Question

Find the value of k for which the following system of equations has unique solutions. 2x-3y+4=0, 4x-5y+(2k-1)=0

Answer

**step1** Understanding the problem

We are given two mathematical statements. Each statement involves two unknown numbers, 'x' and 'y', and the second statement also includes another unknown number, 'k'. Our goal is to find what value or values of 'k' would make sure that there is only one unique pair of 'x' and 'y' numbers that makes both statements true at the same time.

**step2** Analyzing the first statement's relationship between 'x' and 'y'

Let's look at the first statement: $$2x - 3y + 4 = 0$$. This statement describes a relationship between 'x' and 'y'. The numbers '2' (with 'x') and '-3' (with 'y') tell us how 'x' and 'y' change together. The number '4' is a constant part of this relationship.

**step3** Analyzing the second statement's relationship between 'x' and 'y'

Now, let's look at the second statement: $$4x - 5y + (2k - 1) = 0$$. This statement also shows a relationship between 'x' and 'y'. The numbers '4' (with 'x') and '-5' (with 'y') define how 'x' and 'y' change together in this statement. The part '$$(2k - 1)$$ ' is a constant number, just like '4' in the first statement. This constant part changes where the relationship starts, but it does not change how 'x' and 'y' change together in terms of their pattern.

**step4** Comparing the patterns of change in 'x' and 'y' for both statements

To find out if there's a unique pair of 'x' and 'y', we need to check if the pattern of change between 'x' and 'y' is different for the two statements.
For the first statement, we have '2' related to 'x' and '-3' related to 'y'.
For the second statement, we have '4' related to 'x' and '-5' related to 'y'.

Let's see if we can get from the first pattern to the second pattern by simply multiplying. If we multiply the 'x' part of the first statement (which is '2') by '2', we get '4', which matches the 'x' part of the second statement.
If the patterns were identical, then multiplying the 'y' part of the first statement (which is '-3') by '2' should also give us the 'y' part of the second statement.
$$(-3) \times 2 = -6$$
However, the 'y' part in the second statement is '-5y', not '-6y'.

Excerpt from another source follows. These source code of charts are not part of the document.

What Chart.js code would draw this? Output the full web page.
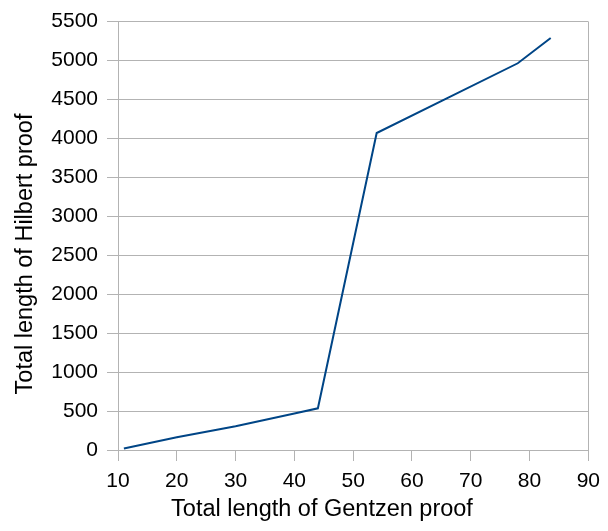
<!DOCTYPE html>
<html>
<head>
<meta charset="utf-8">
<script src="https://cdn.jsdelivr.net/npm/chart.js@4"></script>
<style>
  html, body { margin: 0; padding: 0; background: #fff; }
  #wrap { width: 608px; height: 531px; }
</style>
</head>
<body>
<div id="wrap"><canvas id="proofChart" width="608" height="531"></canvas></div>
<script>
// Data
const gentzenLengths = [11, 20, 30, 40, 44, 54, 78, 83.6];
const hilbertLengths = [20, 163, 305, 468, 535, 4070, 4965, 5290];

const xTitle = 'Total length of Gentzen proof';
const yTitle = 'Total length of Hilbert proof';

const gridGrey = '#b3b3b3';
const fontFamily = '"Liberation Sans", Arial, sans-serif';

// axis titles drawn by hand so they sit where the original has them
const axisTitles = {
  id: 'axisTitles',
  afterDraw(chart) {
    const ctx = chart.ctx;
    ctx.save();
    ctx.fillStyle = '#000';
    ctx.font = '23.5px ' + fontFamily;
    ctx.textAlign = 'center';
    ctx.textBaseline = 'alphabetic';
    ctx.fillText(xTitle, 322, 516);
    ctx.translate(31.5, 254);
    ctx.rotate(-Math.PI / 2);
    ctx.fillText(yTitle, 0, 0);
    ctx.restore();
  }
};

const points = gentzenLengths.map((x, i) => ({ x: x, y: hilbertLengths[i] }));

const ctx = document.getElementById('proofChart').getContext('2d');
const proofChart = new Chart(ctx, {
  type: 'line',
  data: {
    datasets: [{
      data: points,
      borderColor: '#004586',
      borderWidth: 2,
      pointRadius: 0,
      tension: 0,
      fill: false
    }]
  },
  options: {
    responsive: false,
    animation: false,
    layout: { padding: { top: 20, right: 15, left: 0, bottom: 0 } },
    plugins: {
      legend: { display: false },
      tooltip: { enabled: false }
    },
    scales: {
      x: {
        type: 'linear',
        min: 10,
        max: 90,
        afterFit: scale => { scale.height = 81; },
        ticks: {
          stepSize: 10,
          color: '#000',
          padding: 8,
          font: { family: fontFamily, size: 21 },
          callback: v => String(v)
        },
        grid: {
          color: c => (c.tick && c.tick.value === 90) ? gridGrey : 'rgba(0,0,0,0)',
          tickColor: gridGrey,
          tickLength: 11,
          lineWidth: 1
        },
        border: { display: true, color: gridGrey }
      },
      y: {
        min: 0,
        max: 5500,
        afterFit: scale => { scale.width = 118; },
        ticks: {
          stepSize: 500,
          color: '#000',
          padding: 9,
          font: { family: fontFamily, size: 21 },
          callback: v => String(v)
        },
        grid: {
          color: gridGrey,
          tickColor: gridGrey,
          tickLength: 11,
          lineWidth: 1
        },
        border: { display: true, color: gridGrey }
      }
    }
  },
  plugins: [axisTitles]
});
</script>
</body>
</html>
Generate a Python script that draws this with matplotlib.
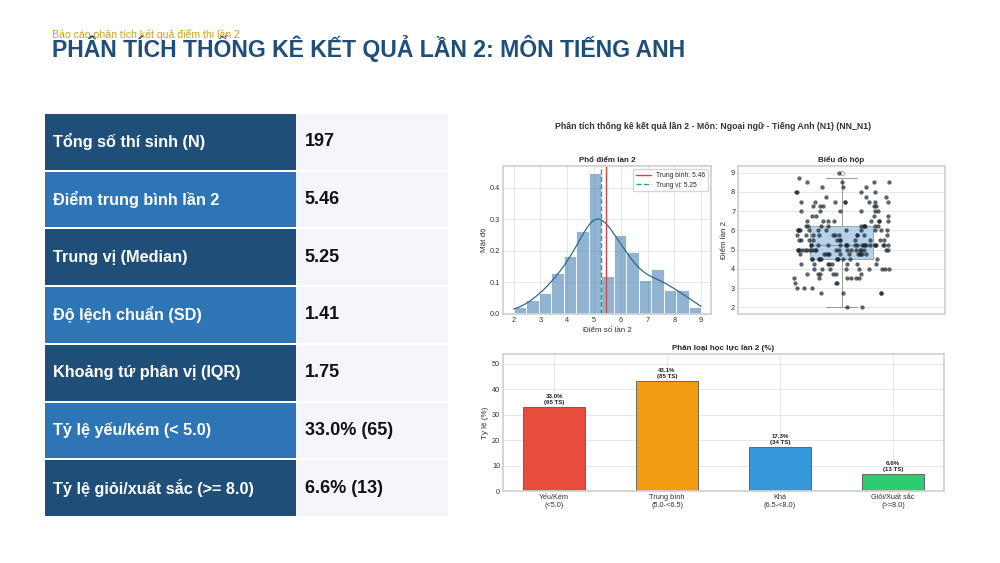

Since multiplying the 'x' part by '2' does not make the 'y' part match when multiplied by '2', it means the pattern of how 'x' and 'y' change together is different for the two statements. They are not 'going in the same direction' or 'changing in the same proportion'.

**step5** Determining the implications for unique solutions based on pattern differences

When the patterns of how 'x' and 'y' change together are different in two statements, it means that the two relationships will always meet at one and only one point. Imagine two different paths; if they are not exactly aligned and not going in precisely the same direction, they will cross each other at a single spot.

The constant part involving 'k' ($$2k - 1$$) in the second statement only shifts the entire relationship (its starting point), but it does not change the fundamental pattern of how 'x' and 'y' are related. Because the patterns of change are already different, the two relationships will always cross at one unique point, no matter where this constant part places the second relationship.

**step6** Concluding the value of k

Since the fundamental patterns between 'x' and 'y' are different, a unique solution for 'x' and 'y' will always exist, regardless of the value of 'k'. This means that 'k' can be any number.